В европейской философии начала Нового времени обозначились новые тенденции в изучении мира. В частности, при изучении человека ведущую роль получают экспериментальные методы исследования. В этом свете разумно обратиться к весьма интересному инструменту познания, разработанного Ф. Бэконом («Novum Organum»121), взамен методу познания Аристотеля.
В данном инструменте познания дух обобщён с понятием разума через силу ума. Данное обобщение в то же время подпало под воздействие семантической категории «рацио (лат.)», при переводе на русский язык которое означает: ум и/или дух. Данные семиотические обстоятельства указывают на присутствие в его методологии сущности программы интеллектгенеза, в рамках которой интеллект и ум, а также дух являются первыми сущностными двигателями человека в освоении внешнего и внутреннего мира.
Работы Д. Юма в период философии эпохи Просвещения в теории познания представляют яркую наглядную тенденцию ориентации на экспериментальное установление природы человека, в рамках которой все восприятия находятся в зависимости «от наших органов чувств и от состояния наших нервов и жизненных духов»122, то есть событие духа представлено одним из ведущих явлений, направляющих сознание человека на познание бытия. Сознание в работах Д. Юма – это всего лишь аффект, эмоция духа123.
Что раскрывает преемственность субъективной программы бытия: интеллектгенез, абсолютизирующей событие духа в исследованиях представителя эпохи Просвещения от более ранних исследований.
Третий промежуточный вывод по материалам исследования свидетельствует о том, что философские работы периода европейской философии эпохи Возрождения, философии начала Нового времени, философии эпохи Просвещения не смогли выявить негативную тенденцию, проявляющуюся в рамках категории духа по отношению к душе. Терпимость абсолютного духа к отсутствию души, по сути, является деградационной тенденцией в трансцендентальном плане личностного бытия. Подобная «терпимость» является признаком абсолютизации духа и поглощения его феноменологией тела души.
В рамках немецкой классической философии, наиболее рельефные работы по онтологии духа представлены трудами Г. В. Ф. Гегеля. Выявленные им три закона диалектики только укрепили феномен непознаваемости категории духа. Выход из грядущей перспективы самораспада «абсолютного духа», представленного в виде государственной формации Западной Европы не был найден, поэтому в XXI веке браки, не предусматривающие рождения детей, были возведены в норму в 32 странах мира, в том числе в странах Европейского экономического союза. Нравственная толерантность к однополым бракам в данном случае подкрепилась квазидуховным отношением духа к отсутствию в его феноменологии развития структурности души.
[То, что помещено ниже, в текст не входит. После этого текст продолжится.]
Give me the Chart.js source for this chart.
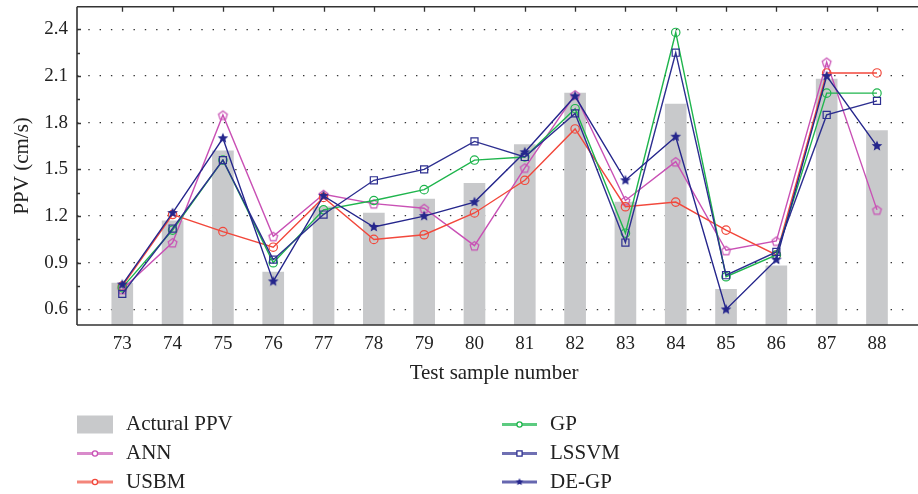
<!DOCTYPE html>
<html>
<head>
<meta charset="utf-8">
<script src="https://cdn.jsdelivr.net/npm/chart.js@4.4.1/dist/chart.umd.min.js"></script>
<style>
html,body{margin:0;padding:0;background:#fff;}
#wrap{width:918px;height:494px;position:relative;}
</style>
</head>
<body>
<div id="wrap"><canvas id="c" width="918" height="494"></canvas></div>
<script>
// ---- data ----
const samples = [73,74,75,76,77,78,79,80,81,82,83,84,85,86,87,88];
const actualPPV = [0.77,1.17,1.62,0.84,1.26,1.22,1.31,1.41,1.66,1.99,1.29,1.92,0.73,0.88,2.08,1.75];
const ann   = [0.73,1.03,1.85,1.07,1.34,1.28,1.25,1.01,1.51,1.98,1.30,1.55,0.98,1.04,2.19,1.24];
const usbm  = [0.75,1.21,1.10,1.00,1.32,1.05,1.08,1.22,1.43,1.76,1.26,1.29,1.11,0.95,2.12,2.12];
const gp    = [0.74,1.11,1.56,0.90,1.24,1.30,1.37,1.56,1.58,1.89,1.09,2.38,0.81,0.95,1.99,1.99];
const lssvm = [0.70,1.12,1.56,0.92,1.21,1.43,1.50,1.68,1.58,1.86,1.03,2.25,0.82,0.97,1.85,1.94];
const degp  = [0.76,1.22,1.70,0.78,1.33,1.13,1.20,1.29,1.61,1.97,1.43,1.71,0.60,0.92,2.10,1.65];
const yTicks = [0.6,0.9,1.2,1.5,1.8,2.1,2.4];
const yMinorTicks = [0.75,1.05,1.35,1.65,1.95,2.25];
const legendLabels = ['Actural PPV','ANN','USBM','GP','LSSVM','DE-GP'];

const FONT = '"Liberation Serif", "Times New Roman", serif';
const C = {
  bar:'#c8c9cb', ann:'#c951b5', usbm:'#f2483c', gp:'#1fb54d', lssvm:'#2d2f90', degp:'#25268c'
};
const CL = {ann:'#d98bcb', usbm:'#f4857a', gp:'#5ccb80', lssvm:'#6f70b3', degp:'#6667b0'};

function pts(arr){ return samples.map((x,i)=>({x:x,y:arr[i]})); }

function makeStar(color, R){
  const s = Math.ceil(R*2+2), cv = document.createElement('canvas');
  cv.width = s; cv.height = s;
  const g = cv.getContext('2d'); g.fillStyle = color; g.beginPath();
  for(let i=0;i<10;i++){
    const r = i%2===0 ? R : R*0.45;
    const a = -Math.PI/2 + i*Math.PI/5;
    const px = s/2 + r*Math.cos(a), py = s/2 + r*Math.sin(a);
    if(i===0) g.moveTo(px,py); else g.lineTo(px,py);
  }
  g.closePath(); g.fill();
  return cv;
}
function makePentagon(color, R){
  const s = Math.ceil(R*2+3), cv = document.createElement('canvas');
  cv.width = s; cv.height = s;
  const g = cv.getContext('2d'); g.strokeStyle = color; g.lineWidth = 1.2;
  g.beginPath();
  for(let i=0;i<5;i++){
    const a = -Math.PI/2 + i*2*Math.PI/5;
    const px = s/2 + R*Math.cos(a), py = s/2 + 0.6 + R*Math.sin(a);
    if(i===0) g.moveTo(px,py); else g.lineTo(px,py);
  }
  g.closePath(); g.stroke();
  return cv;
}
const starImg = makeStar(C.degp, 5.6);
const pentImg = makePentagon(C.ann, 4.6);

function lineDs(label, data, color, style, radius, order){
  return {
    type:'line', label:label, data:pts(data), borderColor:color, backgroundColor:'rgba(255,255,255,0)',
    borderWidth:1.4, pointStyle:style, pointRadius:radius, pointBorderColor:color,
    pointBackgroundColor:'rgba(255,255,255,0)', pointBorderWidth:1.2, tension:0, order:order, fill:false
  };
}

const decor = {
  id:'decor',
  afterDraw(chart){
    const ctx = chart.ctx, a = chart.chartArea, xs = chart.scales.x, ys = chart.scales.y;
    ctx.save();
    ctx.strokeStyle = '#333'; ctx.lineWidth = 1.6;
    ctx.beginPath();
    ctx.moveTo(a.left, a.top); ctx.lineTo(918, a.top);
    ctx.moveTo(a.left, a.top); ctx.lineTo(a.left, a.bottom);
    ctx.moveTo(a.left, a.bottom); ctx.lineTo(918, a.bottom);
    ctx.stroke();
    ctx.lineWidth = 1.3; ctx.strokeStyle = '#333';
    ctx.beginPath();
    samples.forEach(v=>{ const x = Math.round(xs.getPixelForValue(v))+0.5; ctx.moveTo(x,a.top); ctx.lineTo(x,a.top+5); });
    yTicks.forEach(v=>{ const y = Math.round(ys.getPixelForValue(v))+0.5; ctx.moveTo(a.left,y); ctx.lineTo(a.left+4,y); });
    yMinorTicks.forEach(v=>{ const y = Math.round(ys.getPixelForValue(v))+0.5; ctx.moveTo(a.left,y); ctx.lineTo(a.left+3,y); });
    ctx.stroke();

    // legend
    ctx.font = '21px ' + FONT; ctx.textBaseline = 'middle'; ctx.textAlign = 'left';
    const rows = [424.5, 453.5, 482];
    const col1 = {x0:77, x1:113, tx:126}, col2 = {x0:502, x1:537, tx:550};
    ctx.fillStyle = C.bar; ctx.fillRect(col1.x0, rows[0]-9, col1.x1-col1.x0, 18);
    const entries = [
      {col:col1,row:1,color:CL.ann,mk:'circle',mc:C.ann},
      {col:col1,row:2,color:CL.usbm,mk:'circle',mc:C.usbm},
      {col:col2,row:0,color:CL.gp,mk:'circle',mc:C.gp},
      {col:col2,row:1,color:CL.lssvm,mk:'rect',mc:C.lssvm},
      {col:col2,row:2,color:CL.degp,mk:'star',mc:C.degp}
    ];
    entries.forEach(e=>{
      const y = rows[e.row], cx = (e.col.x0+e.col.x1)/2;
      ctx.strokeStyle = e.color; ctx.lineWidth = 3;
      ctx.beginPath(); ctx.moveTo(e.col.x0,y); ctx.lineTo(e.col.x1,y); ctx.stroke();
      ctx.lineWidth = 1.3; ctx.strokeStyle = e.mc;
      if(e.mk==='circle'){ ctx.fillStyle='#fff'; ctx.beginPath(); ctx.arc(cx,y,2.6,0,Math.PI*2); ctx.fill(); ctx.stroke(); }
      else if(e.mk==='rect'){ ctx.fillStyle='#fff'; ctx.fillRect(cx-2.6,y-2.6,5.2,5.2); ctx.strokeRect(cx-2.6,y-2.6,5.2,5.2); }
      else { ctx.drawImage(makeStar(e.mc,4), cx-5, y-5); }
    });
    ctx.fillStyle = '#222';
    ctx.fillText(legendLabels[0], col1.tx, rows[0]);
    ctx.fillText(legendLabels[1], col1.tx, rows[1]);
    ctx.fillText(legendLabels[2], col1.tx, rows[2]);
    ctx.fillText(legendLabels[3], col2.tx, rows[0]);
    ctx.fillText(legendLabels[4], col2.tx, rows[1]);
    ctx.fillText(legendLabels[5], col2.tx, rows[2]);
    ctx.restore();
  }
};

new Chart(document.getElementById('c'), {
  data:{
    datasets:[
      {type:'bar', label:legendLabels[0], data:pts(actualPPV), backgroundColor:C.bar, barThickness:21, order:10},
      lineDs(legendLabels[1], ann, C.ann, pentImg, 4.6, 5),
      lineDs(legendLabels[2], usbm, C.usbm, 'circle', 4.2, 4),
      lineDs(legendLabels[3], gp, C.gp, 'circle', 4.2, 3),
      lineDs(legendLabels[4], lssvm, C.lssvm, 'rect', 5, 2),
      lineDs(legendLabels[5], degp, C.degp, starImg, 5.6, 1)
    ]
  },
  options:{
    responsive:false, animation:false,
    layout:{padding:{left:0, right:1, top:6, bottom:100}},
    plugins:{legend:{display:false}, tooltip:{enabled:false}},
    scales:{
      x:{
        type:'linear', min:72.1, max:88.68, offset:false,
        afterBuildTicks:s=>{ s.ticks = samples.map(v=>({value:v})); },
        afterFit:s=>{ s.height = 69; s.paddingLeft = 0; s.paddingRight = 0; },
        grid:{display:false, drawTicks:false}, border:{display:false},
        ticks:{font:{family:FONT,size:19}, color:'#222', padding:8, maxRotation:0, autoSkip:false},
        title:{display:true, text:'Test sample number', font:{family:FONT,size:21}, color:'#222', padding:{top:0,bottom:8}}
      },
      y:{
        min:0.5, max:2.545,
        afterBuildTicks:s=>{ s.ticks = yTicks.map(v=>({value:v})); },
        afterFit:s=>{ s.width = 77; s.paddingTop = 0; s.paddingBottom = 0; },
        grid:{drawTicks:false, color:'#333', lineWidth:1.2},
        border:{display:false, dash:[1.4,9.9]},
        ticks:{font:{family:FONT,size:19}, color:'#222', padding:9, callback:v=>v.toFixed(1)},
        title:{display:true, text:'PPV (cm/s)', font:{family:FONT,size:21}, color:'#222', padding:{top:10,bottom:0}}
      }
    }
  },
  plugins:[decor]
});
</script>
</body>
</html>
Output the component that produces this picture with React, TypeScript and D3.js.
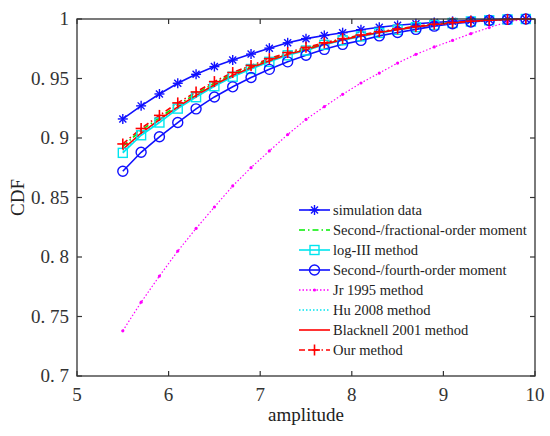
import React, { useEffect, useRef } from "react";
import * as d3 from "d3";

// amplitude values (5.5 .. 9.9 step 0.2)
const amplitude = [5.5, 5.7, 5.9, 6.1, 6.3, 6.5, 6.7, 6.9, 7.1, 7.3, 7.5, 7.7, 7.9, 8.1, 8.3, 8.5, 8.7, 8.9, 9.1, 9.3, 9.5, 9.7, 9.9];

const simulation = [0.916, 0.927, 0.937, 0.946, 0.9535, 0.96, 0.9655, 0.9705, 0.9755, 0.98, 0.9835, 0.9862, 0.9885, 0.991, 0.993, 0.9947, 0.996, 0.997, 0.998, 0.9988, 0.9995, 0.9999, 1.0];
const secondFractional = [0.893, 0.9064, 0.917, 0.9278, 0.9372, 0.9461, 0.9539, 0.9601, 0.9659, 0.9711, 0.9749, 0.9795, 0.9831, 0.9863, 0.989, 0.9915, 0.9936, 0.9955, 0.9969, 0.9981, 0.999, 0.9996, 1.0];
const logIII = [0.8875, 0.9023, 0.913, 0.9247, 0.9343, 0.9435, 0.9515, 0.958, 0.964, 0.9695, 0.9735, 0.9783, 0.9821, 0.9854, 0.9883, 0.9909, 0.9931, 0.995, 0.9966, 0.9979, 0.9989, 0.9996, 1.0];
const secondFourth = [0.872, 0.888, 0.901, 0.913, 0.9245, 0.9345, 0.943, 0.9508, 0.9577, 0.964, 0.9695, 0.9745, 0.9787, 0.982, 0.9858, 0.9886, 0.9913, 0.994, 0.996, 0.9975, 0.9988, 0.9997, 1.0];
const jr1995 = [0.738, 0.762, 0.784, 0.805, 0.824, 0.842, 0.8597, 0.8751, 0.8891, 0.9029, 0.9156, 0.9263, 0.9367, 0.9462, 0.9546, 0.963, 0.9703, 0.9765, 0.982, 0.9877, 0.9928, 0.9975, 1.0];
const hu2008 = [0.8885, 0.903, 0.914, 0.9253, 0.935, 0.944, 0.952, 0.9585, 0.9645, 0.9699, 0.9738, 0.9786, 0.9823, 0.9856, 0.9884, 0.991, 0.9932, 0.9951, 0.9966, 0.998, 0.9989, 0.9996, 1.0];
const blacknell2001 = [0.8905, 0.9042, 0.9155, 0.9262, 0.9358, 0.9448, 0.9527, 0.9591, 0.965, 0.9703, 0.9742, 0.9789, 0.9826, 0.9858, 0.9886, 0.9911, 0.9933, 0.9952, 0.9967, 0.998, 0.9989, 0.9996, 1.0];
const ourMethod = [0.895, 0.908, 0.919, 0.9295, 0.9387, 0.9474, 0.955, 0.961, 0.9667, 0.9718, 0.9762, 0.98, 0.9835, 0.9866, 0.9893, 0.9917, 0.9938, 0.9956, 0.997, 0.9982, 0.999, 0.9996, 1.0];

const xTicks = [5, 6, 7, 8, 9, 10];
const yTicks = [0.7, 0.75, 0.8, 0.85, 0.9, 0.95, 1];

const series = [
  { name: "simulation data", values: simulation, color: "#1010ff", dash: null, marker: "star" },
  { name: "Second-/fractional-order moment", values: secondFractional, color: "#00ee00", dash: "6,3,1.5,3", marker: null },
  { name: "log-III method", values: logIII, color: "#00e5ee", dash: null, marker: "square" },
  { name: "Second-/fourth-order moment", values: secondFourth, color: "#1010ff", dash: null, marker: "circle" },
  { name: "Jr 1995 method", values: jr1995, color: "#ff00ff", dash: "1.5,2", marker: "dot" },
  { name: "Hu 2008 method", values: hu2008, color: "#00e5ee", dash: "1.5,2", marker: null },
  { name: "Blacknell 2001 method", values: blacknell2001, color: "#ff0000", dash: null, marker: null },
  { name: "Our method", values: ourMethod, color: "#ff0000", dash: "6,3,1.5,3", marker: "plus" },
];

const width = 550;
const height = 436;
const margin = { left: 77, right: 15, top: 19, bottom: 60 };

const fmtY = (v) => (v === 1 ? "1" : "0. " + String(Math.round(v * 100) / 100).slice(2));

function drawMarker(g, type, x, y, color) {
  if (type === "star") {
    const r = 5;
    const segs = [[-r, 0, r, 0], [0, -r, 0, r], [-r * 0.7, -r * 0.7, r * 0.7, r * 0.7], [-r * 0.7, r * 0.7, r * 0.7, -r * 0.7]];
    segs.forEach((s) => {
      g.append("line").attr("x1", x + s[0]).attr("y1", y + s[1]).attr("x2", x + s[2]).attr("y2", y + s[3])
        .attr("stroke", color).attr("stroke-width", 1.4);
    });
  } else if (type === "plus") {
    const r = 5.5;
    g.append("line").attr("x1", x - r).attr("y1", y).attr("x2", x + r).attr("y2", y).attr("stroke", color).attr("stroke-width", 1.6);
    g.append("line").attr("x1", x).attr("y1", y - r).attr("x2", x).attr("y2", y + r).attr("stroke", color).attr("stroke-width", 1.6);
  } else if (type === "circle") {
    g.append("circle").attr("cx", x).attr("cy", y).attr("r", 5).attr("fill", "none").attr("stroke", color).attr("stroke-width", 1.4);
  } else if (type === "square") {
    g.append("rect").attr("x", x - 4.5).attr("y", y - 4.5).attr("width", 9).attr("height", 9)
      .attr("fill", "none").attr("stroke", color).attr("stroke-width", 1.4);
  } else if (type === "dot") {
    g.append("circle").attr("cx", x).attr("cy", y).attr("r", 1.6).attr("fill", color);
  }
}

const App = () => {
  const svgRef = useRef();

  useEffect(() => {
    const svg = d3.select(svgRef.current);
    svg.selectAll("*").remove();

    const x = d3.scaleLinear().domain([5, 10]).range([margin.left, width - margin.right]);
    const y = d3.scaleLinear().domain([0.7, 1]).range([height - margin.bottom, margin.top]);
    const x0 = margin.left, x1 = width - margin.right, y0 = height - margin.bottom, y1 = margin.top;

    svg.append("rect").attr("width", width).attr("height", height).attr("fill", "#fff");

    const font = "Liberation Serif";
    const axisColor = "#333";

    // plot lines
    const plot = svg.append("g");
    series.forEach((s) => {
      const line = d3.line().x((d, i) => x(amplitude[i])).y((d) => y(d));
      plot.append("path")
        .datum(s.values)
        .attr("d", line)
        .attr("fill", "none")
        .attr("stroke", s.color)
        .attr("stroke-width", s.dash && s.marker === "dot" ? 1.2 : 1.6)
        .attr("stroke-dasharray", s.dash);
    });
    // markers on top
    series.forEach((s) => {
      if (!s.marker) return;
      s.values.forEach((v, i) => drawMarker(plot, s.marker, x(amplitude[i]), y(v), s.color));
    });

    // box + ticks
    const ax = svg.append("g").style("font-family", font);
    ax.append("rect").attr("x", x0).attr("y", y1).attr("width", x1 - x0).attr("height", y0 - y1)
      .attr("fill", "none").attr("stroke", axisColor).attr("stroke-width", 1.3);
    xTicks.forEach((t) => {
      ax.append("line").attr("x1", x(t)).attr("x2", x(t)).attr("y1", y0).attr("y2", y0 - 5).attr("stroke", axisColor).attr("stroke-width", 1.2);
      ax.append("line").attr("x1", x(t)).attr("x2", x(t)).attr("y1", y1).attr("y2", y1 + 5).attr("stroke", axisColor).attr("stroke-width", 1.2);
      ax.append("text").attr("x", x(t)).attr("y", y0 + 25).attr("text-anchor", "middle")
        .attr("font-size", 19).attr("fill", "#333").text(String(t));
    });
    yTicks.forEach((t) => {
      ax.append("line").attr("x1", x0).attr("x2", x0 + 5).attr("y1", y(t)).attr("y2", y(t)).attr("stroke", axisColor).attr("stroke-width", 1.2);
      ax.append("line").attr("x1", x1).attr("x2", x1 - 5).attr("y1", y(t)).attr("y2", y(t)).attr("stroke", axisColor).attr("stroke-width", 1.2);
      ax.append("text").attr("x", x0 - 8).attr("y", y(t) + 6).attr("text-anchor", "end")
        .attr("font-size", 19).attr("fill", "#333").text(fmtY(t));
    });

    ax.append("text").attr("x", (x0 + x1) / 2).attr("y", y0 + 45).attr("text-anchor", "middle")
      .attr("font-size", 19).attr("fill", "#222").text("amplitude");
    ax.append("text").attr("transform", `translate(24,${(y0 + y1) / 2}) rotate(-90)`).attr("text-anchor", "middle")
      .attr("font-size", 19).attr("fill", "#222").text("CDF");

    // legend
    const lg = svg.append("g").style("font-family", font);
    const lx = 299, ly = 210, rowH = 20;
    series.forEach((s, i) => {
      const yy = ly + i * rowH;
      lg.append("line").attr("x1", lx).attr("x2", lx + 31).attr("y1", yy).attr("y2", yy)
        .attr("stroke", s.color).attr("stroke-width", 1.6).attr("stroke-dasharray", s.dash);
      if (s.marker) drawMarker(lg, s.marker, lx + 15.5, yy, s.color);
      lg.append("text").attr("x", lx + 34).attr("y", yy + 5)
        .attr("font-size", 14.5).attr("fill", "#222").text(s.name);
    });
  }, []);

  return (
    <svg ref={svgRef} width={width} height={height} style={{ position: "absolute", left: 0, top: 0 }}></svg>
  );
};

export default App;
Поэтому лаборатория творчества новых смыслов Г. В. Ф. Гегеля, используя закон «отрицания отрицания», не позволила выйти сознанию европейцев XIX века из аффинных рамок духа абсолюта (имманентного и трансцендентного уровня), которые при любой трансформации остаются несоединимыми, так как категория времени не раскрывалась в конгруэнтных своему имени сознаниях рассудка, разума, души, а дух, отрицающий душу, был вновь идеализирован, что указывает на принцип действия информационной программы генезиса интеллекта.